Although traffic deadlock at an intersection is a common phenomenon during rush hours, the deadlock formation metrics such as formation probability and duration have not been derived yet. As Petri Net (PN)-based approach can formulate the deadlock formation in analytical form and has been applied in numerous traffic flow studies, the PN is employed to investigate the deadlock formation probability and duration. First, each of the four main components of an intersection is formulated, namely vehicle trajectory, traffic signal, vehicle arrivals, and conflict behaviour, as a Petri Net (or IntersectionPN), and name them CellularPN, TrafficLightPN, DemandPN, and ConflictPN, respectively.
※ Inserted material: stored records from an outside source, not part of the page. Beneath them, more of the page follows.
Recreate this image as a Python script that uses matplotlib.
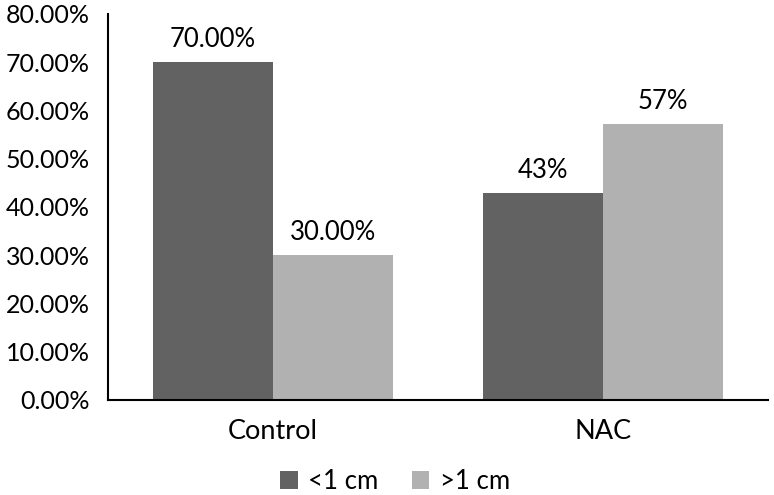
import matplotlib; matplotlib.use("Agg")
import matplotlib.pyplot as plt
import numpy as np

plt.rcParams['font.family'] = ['Lato', 'DejaVu Sans']

groups = ["Control", "NAC"]
series = ["<1 cm", ">1 cm"]
small = [70.0, 42.86]
large = [30.0, 57.14]
small_lbl = ["70.00%", "43%"]
large_lbl = ["30.00%", "57%"]
colors = ["#626262", "#b1b1b1"]

fig = plt.figure(figsize=(7.74, 4.95), dpi=100)
ax = fig.add_axes([0.1395, 0.192, 0.8525, 0.780])

x = np.arange(len(groups))
w = 0.3636
b1 = ax.bar(x - w/2, small, w, color=colors[0], label=series[0])
b2 = ax.bar(x + w/2, large, w, color=colors[1], label=series[1])
ax.bar_label(b1, labels=small_lbl, padding=7, fontsize=18.5)
ax.bar_label(b2, labels=large_lbl, padding=7, fontsize=18.5)

ax.set_xlim(-0.5, 1.5)
ax.set_ylim(0, 80)
ax.set_yticks(np.arange(0, 81, 10))
ax.set_yticklabels([f"{v:.2f}%" for v in np.arange(0, 81, 10)])
ax.set_xticks(x)
ax.set_xticklabels(groups, fontsize=19.5)
ax.tick_params(length=0)
ax.tick_params(axis="y", labelsize=18, pad=13)
ax.tick_params(axis="x", pad=14)
for s in ["top", "right"]:
    ax.spines[s].set_visible(False)
for s in ["left", "bottom"]:
    ax.spines[s].set_linewidth(1.5)

fig.legend(loc="lower center", ncol=2, frameon=False, fontsize=18.5,
           bbox_to_anchor=(0.51, -0.045), handlelength=0.7, handleheight=0.7,
           columnspacing=1.3, handletextpad=0.4)
fig.savefig("out.png", dpi=100)
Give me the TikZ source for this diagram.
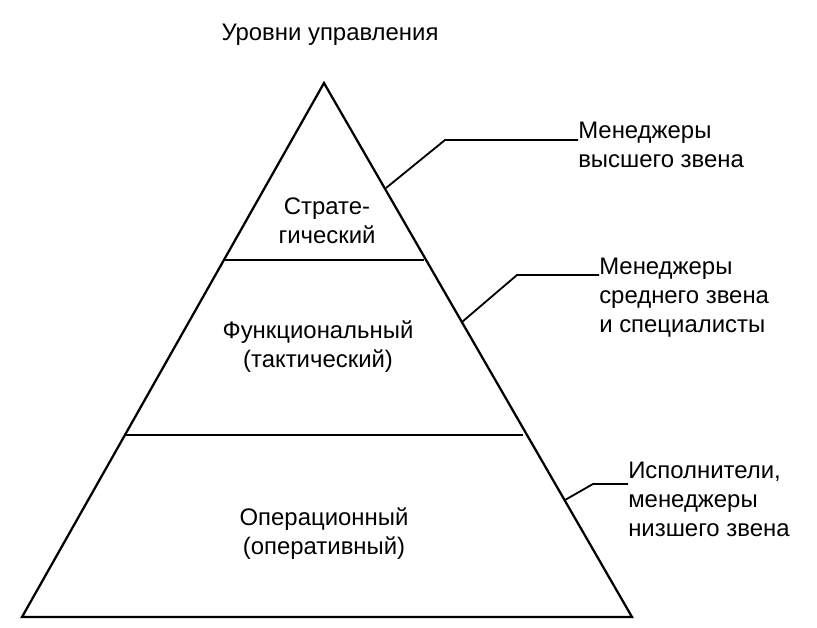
\documentclass[tikz,border=0pt]{standalone}
\usepackage{fontspec}
\setmainfont{Liberation Sans}
\begin{document}
\begin{tikzpicture}[x=0.025cm,y=-0.025cm]
    \tikzstyle{every node} = [font=\fontsize{17}{20.5}\selectfont]
    \tikzstyle{level} = [align=center]
    \tikzstyle{note} = [align=left, anchor=north west, inner sep=0pt]
    \tikzstyle{leader} = [line width=1.3pt]
    \useasboundingbox (0,0) rectangle (817,627);
    % pyramid
    \coordinate (apex) at (324,83);
    \coordinate (bl) at (22,617);
    \coordinate (br) at (632,617);
    \draw[line width=1.6pt] (apex) -- (bl) -- (br) -- cycle;
    \draw[line width=1.6pt] (224,260) -- (424,260);
    \draw[line width=1.6pt] (125,435) -- (523,435);
    % texts
    \node (title) at (330,35) {Уровни управления};
    \node[level] (strat) at (327,221) {Страте-\\гический};
    \node[level] (func) at (318,347) {Функциональный\\(тактический)};
    \node[level] (oper) at (324,534) {Операционный\\(оперативный)};
    \node[note] (top) at (578,122) {Менеджеры\\высшего звена};
    \node[note] (mid) at (599,258) {Менеджеры\\среднего звена\\и специалисты};
    \node[note] (low) at (628,462) {Исполнители,\\менеджеры\\низшего звена};
    % leaders
    \draw[leader] (386,188) -- (445,140) -- (top.north west |- 0,140);
    \draw[leader] (462,322) -- (517,275) -- (mid.north west |- 0,275);
    \draw[leader] (565,500) -- (593,484) -- (low.north west |- 0,484);
\end{tikzpicture}
\end{document}
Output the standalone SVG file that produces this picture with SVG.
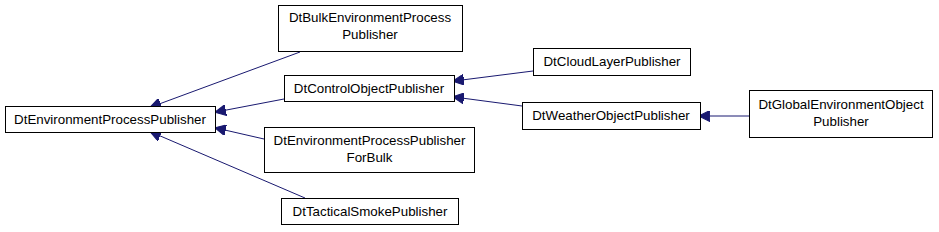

Together, the entire intersection becomes an IntersectionPN, on which the system's three classes of states are defined, namely the deadlock state, the trap state, and the live state. The deadlock occurrence is formulated as an integer programming problem, while the formation probability and duration are studied by constructing a reachability graph that leads to the Markov chain of the system. A case study shows that the developed model is able to reproduce an intersection deadlock, and that the focus is on two priority behaviours: “First Enter First Serve” and “Pure Stochastic”. The results show that different behaviours lead to different deadlock formation metrics and that, when the saturation flow rate degrades (due to events such as severe weather conditions), a deadlock will occur more quickly. The research results provide the analysis tool for probabilistic deadlock formation. It can also be applied to the intersection deadlock prevention and control.